Police Sergeant Ian Smith told the committee Hertfordshire Constabulary was against the application due to the drop in complaints they had received in the area since DKSR had originally been barred from selling alcohol.

He said: “There has been quite a dramatic change and the only thing to account for this is the removal of the premises licence.

“We have substantial evidence and we don’t think this is a good application.”

In a report to councillors prior to the meeting Liam Fitzgerald, Watford’s antisocial behaviour co-ordinator, said there had been a "sustained reduction" in antisocial behaviour in the Vicarage Road ward since DKSR stopped selling alcohol.

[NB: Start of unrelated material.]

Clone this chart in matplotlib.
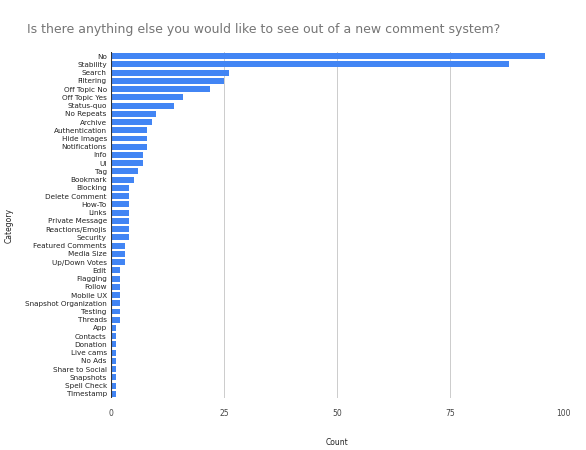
import matplotlib
matplotlib.use("Agg")
import matplotlib.pyplot as plt

categories = ["No","Stability","Search","Filtering","Off Topic No","Off Topic Yes","Status-quo","No Repeats","Archive",
"Authentication","Hide Images","Notifications","Info","UI","Tag","Bookmark","Blocking","Delete Comment","How-To","Links",
"Private Message","Reactions/Emojis","Security","Featured Comments","Media Size","Up/Down Votes","Edit","Flagging","Follow",
"Mobile UX","Snapshot Organization","Testing","Threads","App","Contacts","Donation","Live cams","No Ads","Share to Social",
"Snapshots","Spell Check","Timestamp"]
counts = [96,88,26,25,22,16,14,10,9,8,8,8,7,7,6,5,4,4,4,4,4,4,4,3,3,3,2,2,2,2,2,2,2,1,1,1,1,1,1,1,1,1]
xticks = [0,25,50,75,100]

fig = plt.figure(figsize=(5.86,4.5), dpi=100)
ax = fig.add_axes([111/586, 52/450, (563-111)/586, (398-52)/450])
y = list(range(len(categories)))
ax.barh(y, counts, height=0.72, color="#4285f4")
ax.set_yticks(y)
ax.set_yticklabels(categories, fontsize=5.2, color="#222222")
ax.set_ylim(len(categories)-0.5, -0.5)
ax.set_xlim(0,100)
ax.set_xticks(xticks)
ax.set_xticklabels([str(t) for t in xticks], fontsize=5.5, color="#444444")
ax.tick_params(length=0, pad=3)
ax.tick_params(axis='x', pad=8)
ax.grid(axis='x', color="#cccccc", linewidth=0.7)
ax.set_axisbelow(True)
for s in ax.spines.values():
    s.set_visible(False)
ax.axvline(0, color="#333333", linewidth=0.8)
ax.set_xlabel("Count", fontsize=5.5, color="#222222", labelpad=14)
ax.set_ylabel("Category", fontsize=5.5, color="#222222", labelpad=8)
fig.text(27/586, 1-30/450, "Is there anything else you would like to see out of a new comment system?",
         fontsize=9, color="#757575", va="center", ha="left")
fig.savefig("out.png", dpi=100)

“Most noticeable is the reduction in complaints surrounding street drinking and or persons apparently heavily intoxicated in the immediate area of DKSR,” he said.

“I have also had, since the revocation, no complaints from the nearby infants school, which previously harassed by street drinkers.”

Conservative councillor Andrew Mortimer responded to the police representations by saying they were the “most negative” he had ever seen them make on an application.

Jan Brown, the Lib Dem chairman of the licensing sub committee, said she felt the shop owners had not learnt their lesson from the previous time they lost their licence.

She said: “They appear to have learnt nothing from their previous experience.

“I would have thought they would be making every effort to comply with the law but they are not.”

After a the representations from the police the three councillors retired to consider the application before rejecting it.

Councillor Brown added that as well as not complying with the council’s licensing policy the committee were unimpressed that no one from DKRS turned up.

She added: “I would like to say that the failure of the applicant or any representative to attend this hearing left the committee unable to question them.”